Metric threads are the standardized fasteners used in most parts of the world, designed for compatibility and interchangeability across different manufacturers. These threads follow the International Organization for Standardization (ISO) general-purpose metric thread profile, ensuring a uniform 60-degree V-shaped angle for the thread geometry. Understanding the simple alphanumeric code assigned to a metric fastener is necessary for proper repair, replacement, or design work. This code concisely communicates the thread’s size and spacing, which are the two parameters that define how a bolt or nut will fit. Learning to read this designation prevents mismatched parts and maintains the integrity of the assembly.
Identifying the Major Diameter
The designation for a metric screw thread begins with the letter ‘M,’ which confirms the fastener adheres to the ISO standard metric thread profile. Immediately following the ‘M’ is the first number, which represents the Major Diameter in millimeters. This value is the nominal size of the thread and is the most prominent measurement of the fastener.
The Major Diameter is defined as the largest diameter of the thread, measured from the crest of one thread to the opposing crest on the other side of the fastener. For example, in a designation like M10 x 1.5, the ’10’ indicates the Major Diameter is 10 millimeters. This measurement establishes the basic size of the fastener and is the dimension used to determine the size of the clearance hole the bolt will easily pass through. This nominal diameter is the foundational element that dictates the overall metric bolt size.
Interpreting Thread Pitch
The second component of the metric thread code, which follows the diameter and is typically separated by an ‘x’ (multiplication sign), is the thread pitch. The pitch is the distance between adjacent thread crests, measured parallel to the axis of the fastener, and is also expressed in millimeters. For instance, the ‘1.5’ in M10 x 1.5 denotes a pitch of 1.5 millimeters, meaning the distance from one thread peak to the next is 1.5mm.
Thread pitch is used to distinguish between Coarse and Fine threads, which is an important distinction for specific applications. If the pitch value is completely omitted from the designation, such as simply “M10,” it automatically refers to the standard coarse pitch for that diameter, which for an M10 is 1.5 millimeters. Coarse threads are generally stronger and faster to assemble because they have a larger distance between crests.

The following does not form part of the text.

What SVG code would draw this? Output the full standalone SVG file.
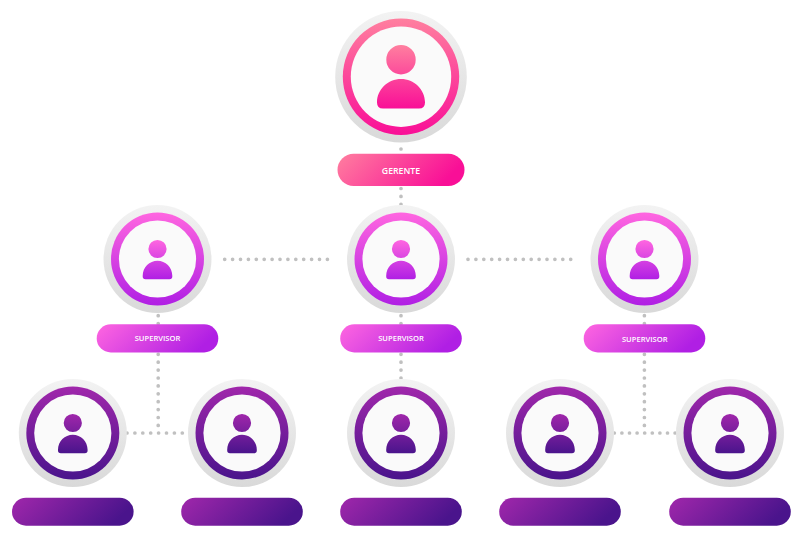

A smaller pitch number, like M10 x 1.25 or M10 x 1.0, indicates a finer thread. Fine threads have more threads per unit of length, which distributes the load over more threads and offers better shear strength and finer adjustment capabilities. The increased number of threads in engagement also makes fine threads more resistant to loosening from vibration compared to their coarse counterparts. The thread angle for all ISO metric threads, regardless of pitch, remains consistently 60 degrees.
Physical Measurement Methods
Confirming the written designation requires using physical measurement tools to verify the Major Diameter and the Pitch. A set of digital or Vernier calipers is the appropriate tool for accurately measuring the Major Diameter of an external thread. The outer jaws of the caliper should be gently closed over the threads, measuring from one crest to the opposite crest, which provides the largest diameter of the fastener.
The most precise do-it-yourself method for confirming the pitch involves using a thread pitch gauge, which is a collection of toothed metal blades. The user selects a blade that appears to match the thread spacing and presses it against the threads. The correct blade will fit snugly into the grooves without any light visible through gaps, and the pitch value is then read directly from the matching blade.
If a pitch gauge is unavailable, the pitch can be approximated using a caliper or a detailed ruler, though with less precision. This method involves measuring the distance spanned across multiple threads, such as ten thread crests, and then dividing the total measured distance by the number of thread intervals counted. For example, if ten intervals measure 15 millimeters, the pitch is 1.5 millimeters. Always measuring across several threads helps to average out any minor inconsistencies or errors from measuring a single, very small interval.